DRAIN v. COVENANT LIFE INSURANCE COMPANY

Superior Court of Pennsylvania (1996)

Facts

Issue

Holding — Johnson, J.

Rule

Reasoning

Deep Dive: How the Court Reached Its Decision

Jurisdiction Over Corporate-Control Torts

The Pennsylvania Superior Court reasoned that the trial court erred in concluding it lacked jurisdiction over the plaintiffs' claims regarding corporate-control torts related to the merger of Covenant Life Insurance Company and Provident Mutual Life Insurance Company. The court noted that jurisdiction over the class claim was vested in the Courts of Common Pleas under Pennsylvania law, specifically referencing 15 Pa.C.S.A. § 1793, which allows any person aggrieved by corporate action to seek judicial determination. The court emphasized that while the Insurance Commissioner had the authority to assess the fairness of the merger, this did not preclude the courts from addressing issues of corporate governance and fiduciary duties. The court highlighted that the allegations brought forth by the plaintiffs were not solely focused on the fairness of the merger but instead concerned the conduct of the defendants in executing the merger, which implicated corporate governance principles. The court concluded that the trial court's reliance on the Insurance Commissioner's jurisdiction was misplaced, as the issues raised pertained to the responsibilities and actions of the corporate board, thus falling within the purview of the courts.

Standing to Maintain Derivative Action

The court addressed the question of whether the plaintiffs lost standing to maintain their derivative action after the merger was consummated. It reasoned that the plaintiffs, Reverend Drain and Reverend Shea, did not lose their standing because their ownership interests in Covenant were disposed of involuntarily as a result of the allegedly wrongful merger. The court compared this situation to applicable precedents from other jurisdictions, noting that derivative standing might still be retained if the disposition was tied to the defendants' wrongful actions. The court found that the trial court's application of Delaware law to conclude that standing was extinguished was incorrect, as Pennsylvania law allowed for a more nuanced approach. The court asserted that the plaintiffs' claims were inherently linked to the alleged misconduct of the defendants during the merger process, justifying their standing to challenge the merger despite the involuntary loss of their policyholder status. As such, the court held that the plaintiffs had the right to pursue their derivative claims against the individual defendants.

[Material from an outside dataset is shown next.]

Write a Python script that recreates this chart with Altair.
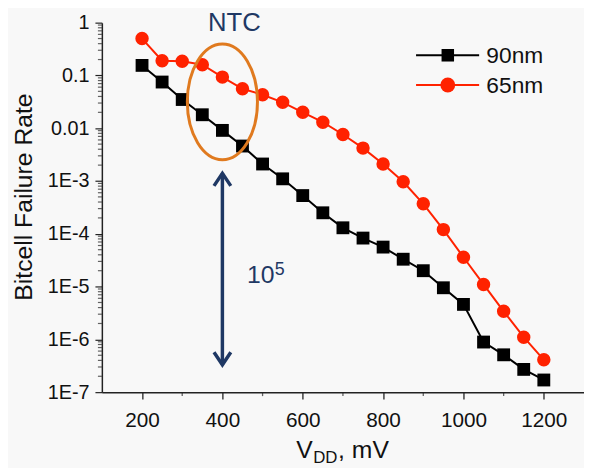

Denial of Leave to Amend the Complaint

The Pennsylvania Superior Court also considered whether the trial court abused its discretion by denying the plaintiffs' request for leave to amend their complaint. The court pointed out that the trial court dismissed the complaint with prejudice without providing adequate reasons or indicating that the defects were so substantial that amendment would be futile. It noted that the principles governing amendments to pleadings favor allowing amendments unless they violate the law or substantially prejudice the opposing party. The court observed that the plaintiffs had not been given a chance to address the alleged deficiencies in their claims, and the initial complaint contained significant allegations that could potentially support their claims. The court concluded that since there were no major defects making amendment unlikely to succeed, the denial of leave to amend constituted an abuse of discretion. Consequently, the court reversed the trial court's order in this aspect and remanded the case, allowing the plaintiffs the opportunity to amend their complaint.